How to Add or Remove Members From an LLC
Learn the formal process for changing LLC membership. This guide details the necessary legal procedures to ensure your business records are accurate and compliant.
Learn the formal process for changing LLC membership. This guide details the necessary legal procedures to ensure your business records are accurate and compliant.
An owner of a Limited Liability Company (LLC) is known as a member, and the group of members can change over time. Bringing in a new partner or facilitating the exit of a current one requires navigating formal legal procedures to ensure the changes are properly documented and recognized by law, protecting both the company and its owners.
The foundational document for managing member changes in an LLC is the Operating Agreement. This internal contract, created by the members, outlines the rules for running the company. Before any changes are made, this document must be carefully reviewed, as it dictates the entire process for membership alterations.
Within the Operating Agreement, specific clauses govern how to add or remove members. Provisions for admitting new members will detail requirements such as whether a majority or unanimous vote of existing members is needed for approval. These sections also specify the required capital contributions—whether in cash, property, or services—a new member must make.
The agreement also contains procedures for the withdrawal or removal of existing members, distinguishing between a voluntary exit and an involuntary removal. The document often includes buy-sell provisions, which pre-determine the terms for a member’s exit. These terms include how their ownership interest will be valued and whether the company or other members have the right of first refusal to purchase that interest. If an LLC does not have an Operating Agreement, state law provides the default rules that must be followed.
Once the Operating Agreement’s requirements are understood, the next phase involves preparing the necessary internal paperwork to formalize the membership change. These documents serve as the official evidence of the ownership transition and are essential for maintaining the LLC’s integrity.
A primary document is the Member Resolution, which is the formal written record of the members’ vote approving the change. This resolution should state what was decided, such as admitting a new member or approving a buyout, and be signed by the number of members required by the Operating Agreement.
If a member is selling or transferring their ownership, a Membership Transfer Agreement is necessary. This contract details the specifics of the transaction, including the parties involved, the percentage of interest being transferred, the purchase price, and the payment terms.
For both adding and removing members, the Operating Agreement itself must be formally amended. The Amended Operating Agreement will list the new ownership structure, reflecting the updated names of all members and their revised ownership percentages. Finally, you will need to gather specific information for state filings, including the full legal name and address of any new member and the exact date the membership change becomes effective.
After all internal documents have been drafted and signed, the next step is to formally notify the state of the change in the LLC’s membership. This action makes the change a matter of public record, which is important for compliance and clarifying who has the legal authority to act on behalf of the company.
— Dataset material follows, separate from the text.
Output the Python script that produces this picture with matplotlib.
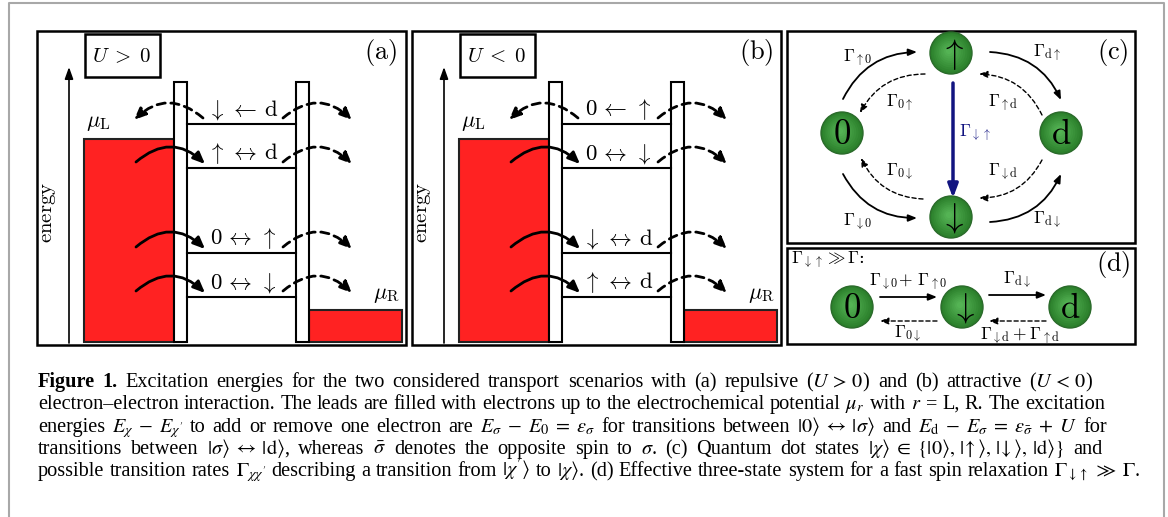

Most states require the LLC to file a specific form to report changes to its ownership, commonly called an “Amendment to the Articles of Organization” or a “Statement of Change.” The official version of this form can be found on the website of the state’s Secretary of State or an equivalent business filing agency.
Many states have online portals for electronic submission, which is often the fastest method, though you can also mail the physical forms. Filing fees for amendments range from $25 to $150, depending on the state. After submission, the state will process the filing, which can take from a few days to several weeks, and you will receive a confirmation for your records.
With the state filing complete, the final actions involve updating the LLC’s own records and notifying the federal government if necessary. These concluding steps ensure that all internal and external records are consistent and the company remains in good standing.
First, the LLC’s internal member ledger or register must be updated to reflect the new ownership details. All the signed documents prepared earlier—the Member Resolution, the Membership Transfer Agreement, and the Amended Operating Agreement—should be securely stored in the company’s official records book.
The Internal Revenue Service (IRS) may also need to be notified. This is necessary if the change results in a new “responsible party” for the LLC, which is the individual with authority over the LLC’s Employer Identification Number (EIN). If the departing or incoming member was or will become this person, the LLC must file Form 8822-B, Change of Address or Responsible Party, with the IRS within 60 days of the change.